There is a story worth sharing here. A man named Billy, who was homeless and drinking thirty beers a day, would show up to a Tuesday night church service for the homeless. Every week he would ask for prayer. Every week the cycle repeated. One night, instead of praying the same prayer again, the response was different. He was told plainly: "I will not pray for you today so you can get up tomorrow and do the exact same thing."
That night, Billy went to rehab. He has now been sober for five years. That is what tough love looks like. It is not harsh for the sake of being harsh. It is honest because you care enough to want something better for that person.
God Is Love, and That Changes Everything
1 John 4:8 says simply, "God is love." This is not just a description of something God does. It is a description of who He is at His very core.
And John 3:16 shows us what that love looks like in action: "For God so loved the world that He gave His only Son, that whoever believes in Him should not perish but have eternal life."
God did not just feel love for us. He acted on it. He knew we could not meet His standard on our own. He knew we were headed toward destruction without help. So He gave up the most precious thing He had. That is love that sacrifices everything for the good of others.
The more that truth sinks in, the more it changes how we see the people around us.
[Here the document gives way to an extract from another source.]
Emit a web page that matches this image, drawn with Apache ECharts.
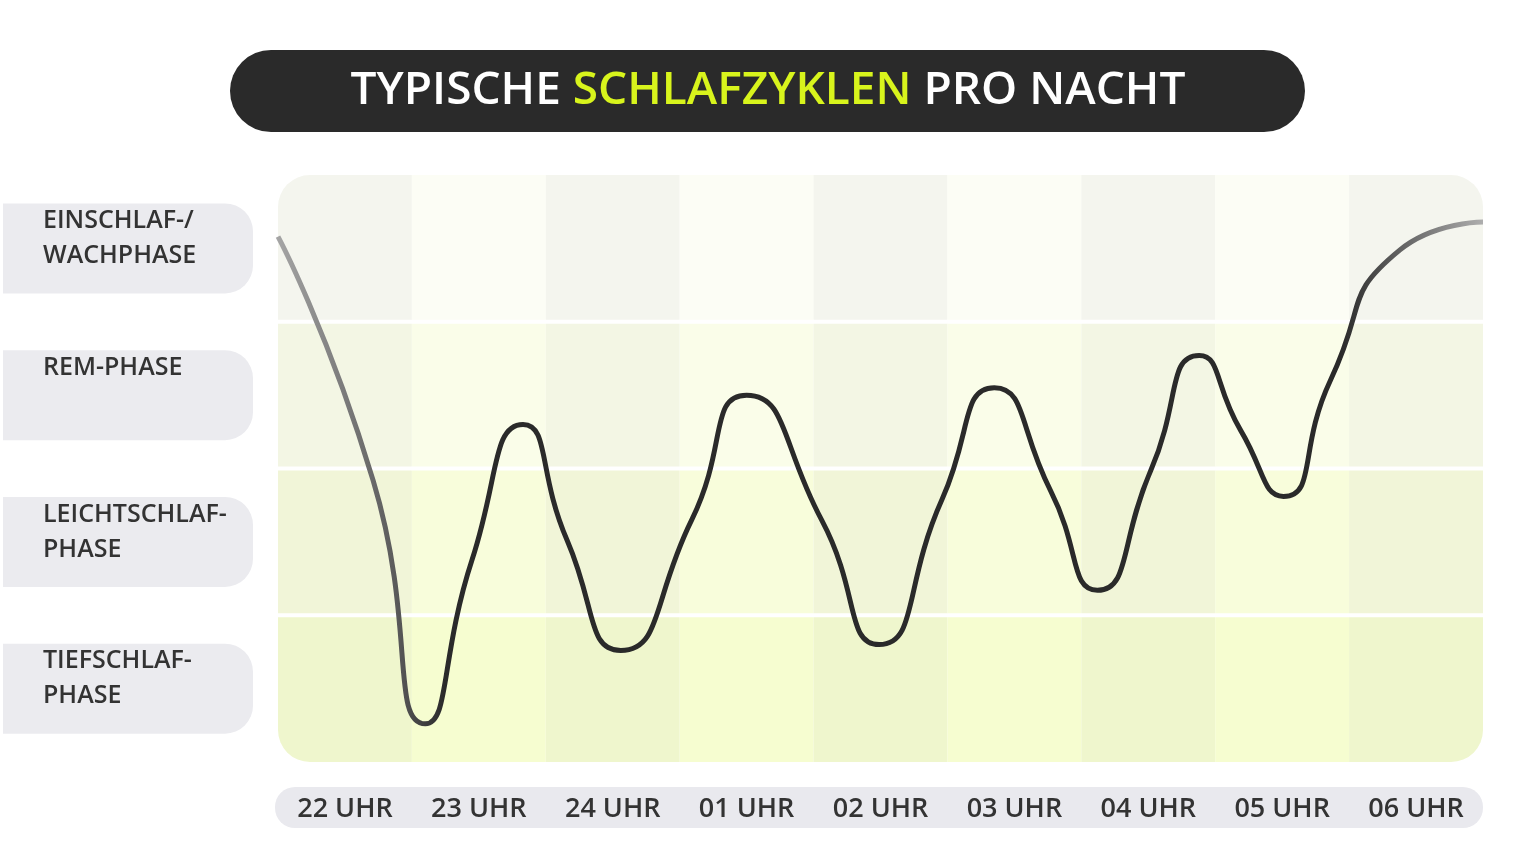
<!DOCTYPE html>
<html lang="de">
<head>
<meta charset="UTF-8">
<title>Typische Schlafzyklen pro Nacht</title>
<script src="https://cdn.jsdelivr.net/npm/echarts@6/dist/echarts.min.js"></script>
<style>
  html, body { margin: 0; padding: 0; background: #fff; }
  #main { width: 1536px; height: 864px; }
</style>
</head>
<body>
<div id="main"></div>
<script>
  // x: column index (0 = 22 Uhr), y: phase level (0 = Tiefschlaf ... 4 = wach)
  var hours = ['22 UHR', '23 UHR', '24 UHR', '01 UHR', '02 UHR', '03 UHR', '04 UHR', '05 UHR', '06 UHR'];
  var phases = [['TIEFSCHLAF-', 'PHASE'], ['LEICHTSCHLAF-', 'PHASE'], ['REM-PHASE'], ['EINSCHLAF-/', 'WACHPHASE']];
  var curveX = [-0.5, 0.21, 0.6, 0.95, 1.33, 1.66, 2.06, 2.59, 3.0, 3.56, 3.99, 4.46, 4.85, 5.27, 5.62, 6.02, 6.38, 6.69, 7.01, 7.36, 7.88, 8.5];
  var curveY = [3.58, 1.92, 0.26, 1.38, 2.3, 1.51, 0.76, 1.65, 2.5, 1.65, 0.8, 1.79, 2.55, 1.85, 1.17, 1.99, 2.77, 2.26, 1.81, 2.6, 3.49, 3.68];
  var oddColors = ['#eff6cd', '#f1f5d8', '#f3f6e4', '#f4f5ee'];
  var evenColors = ['#f6fdd0', '#f8fddb', '#fafde9', '#fcfdf5'];

  var cells = [];
  for (var c = 0; c < hours.length; c++) {
    for (var r = 0; r < phases.length; r++) cells.push([c, r]);
  }
  var curve = curveX.map(function (x, i) { return [x, curveY[i]]; });

  var myChart = echarts.init(document.getElementById('main'));
  var fontFam = '"Open Sans", "Noto Sans", sans-serif';

  var option = {
    animation: false,
    graphic: [
      { type: 'rect', shape: { x: 230, y: 50, width: 1075, height: 82, r: 41 }, style: { fill: '#2a2a2a' } },
      {
        type: 'text', x: 768, y: 91,
        style: {
          text: '{w|TYPISCHE }{g|SCHLAFZYKLEN}{w| PRO NACHT}',
          align: 'center', verticalAlign: 'middle',
          rich: {
            w: { fill: '#ffffff', fontSize: 46, fontWeight: 600, fontFamily: fontFam },
            g: { fill: '#d8f41c', fontSize: 46, fontWeight: 600, fontFamily: fontFam }
          }
        }
      },
      { type: 'rect', shape: { x: 275, y: 787, width: 1208, height: 41, r: 20 }, style: { fill: '#e9e9ee' } }
    ],
    grid: { left: 275, right: 53, top: 175, bottom: 102 },
    xAxis: [
      { type: 'value', min: -0.5, max: 8.5, show: false },
      {
        type: 'category', data: hours, position: 'bottom', gridIndex: 0,
        axisLine: { show: false }, axisTick: { show: false },
        axisLabel: { color: '#333', fontSize: 27, fontWeight: 600, fontFamily: fontFam, margin: 34 }
      }
    ],
    yAxis: [
      { type: 'value', min: 0, max: 4, show: false },
      {
        type: 'category', data: phases.map(function (p) { return p.join('\n'); }), position: 'left',
        axisLine: { show: false }, axisTick: { show: false },
        axisLabel: {
          align: 'right', margin: 25,
          backgroundColor: '#ebebef', borderRadius: [0, 28, 28, 0],
          padding: function () { return 0; }(),
          formatter: function (v) {
            var lines = v.split('\n');
            var pad = lines.length === 1 ? '{s|}\n' : '';
            return lines.map(function (l) { return '{a|' + l + '}'; }).join('\n');
          },
          rich: {
            a: {
              color: '#333', fontSize: 25, fontWeight: 600, fontFamily: fontFam,
              lineHeight: 35, width: 210, align: 'left', padding: [0, 0, 0, 40]
            }
          },
          height: 90, verticalAlign: 'middle'
        }
      }
    ],
    series: [
      {
        type: 'custom', xAxisIndex: 0, yAxisIndex: 0, silent: true, data: cells, z: 1,
        renderItem: function (params, api) {
          var c = api.value(0), r = api.value(1);
          var p0 = api.coord([c - 0.5, r + 1]);
          var p1 = api.coord([c + 0.5, r]);
          var rad = [0, 0, 0, 0];
          if (c === 0 && r === 3) rad[0] = 32;
          if (c === 8 && r === 3) rad[1] = 32;
          if (c === 8 && r === 0) rad[2] = 32;
          if (c === 0 && r === 0) rad[3] = 32;
          var gapTop = r < 3 ? 2 : 0, gapBot = r > 0 ? 2 : 0;
          return {
            type: 'rect',
            shape: { x: p0[0], y: p0[1] + gapTop, width: p1[0] - p0[0], height: p1[1] - p0[1] - gapTop - gapBot, r: rad },
            style: { fill: (c % 2 === 0 ? oddColors : evenColors)[r] }
          };
        }
      },
      {
        type: 'line', xAxisIndex: 0, yAxisIndex: 0, data: curve, smooth: 0.6,
        showSymbol: false, z: 5,
        lineStyle: {
          width: 5,
          color: new echarts.graphic.LinearGradient(0, 0, 1, 0, [
            { offset: 0, color: '#a6a6a6' },
            { offset: 0.1, color: '#5a5a5a' },
            { offset: 0.14, color: '#2a2a2a' },
            { offset: 0.88, color: '#2a2a2a' },
            { offset: 1, color: '#b0b0b0' }
          ])
        }
      }
    ]
  };
  myChart.setOption(option);
</script>
</body>
</html>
How Do We Put Love Into Action Every Day?
Loving like Jesus is not just something we say. It is something we do. It requires a change in how we think, how we act, and how we respond to the people God places in our path.
Sometimes that looks like paying for a stranger's meal when the Holy Spirit prompts you. Sometimes it looks like stopping to help someone on the side of the road. Sometimes it looks like building a genuine relationship with the same server every Friday instead of just placing your order and leaving.
When you have a relationship with Christ, He will prompt you toward these moments. Whether you listen is up to you. But the more you listen, the more you grow. And the more you grow, the easier it becomes to love the way He designed you to love.
You cannot do any of this without knowing what His love truly means. You cannot give away something you have never received. If you do not yet understand what the love of Jesus feels like personally, that is the starting point.
Life Application
This week, look for one specific person outside your normal circle to show intentional love toward. It might be a server, a coworker, a neighbor you have been avoiding, or a stranger you feel prompted to help. Do not just say something kind. Do something. Pay for their meal, stop and listen, offer help, or simply treat them with the kind of patience and dignity that reflects how God treats you.
As you go into the week, ask yourself these questions:
- Am I loving the people around me in a way that requires something from me, or only when it is easy?
- Is there someone in my life I have been withholding love from because they are difficult or different from me?
- Do I truly understand how much God loves me, and is that love changing the way I treat others?
- When the Holy Spirit prompts me to act in love, do I follow through or talk myself out of it?
Love is not a feeling to wait for. It is a choice to make, a command to follow, and a reflection of the God who first loved us.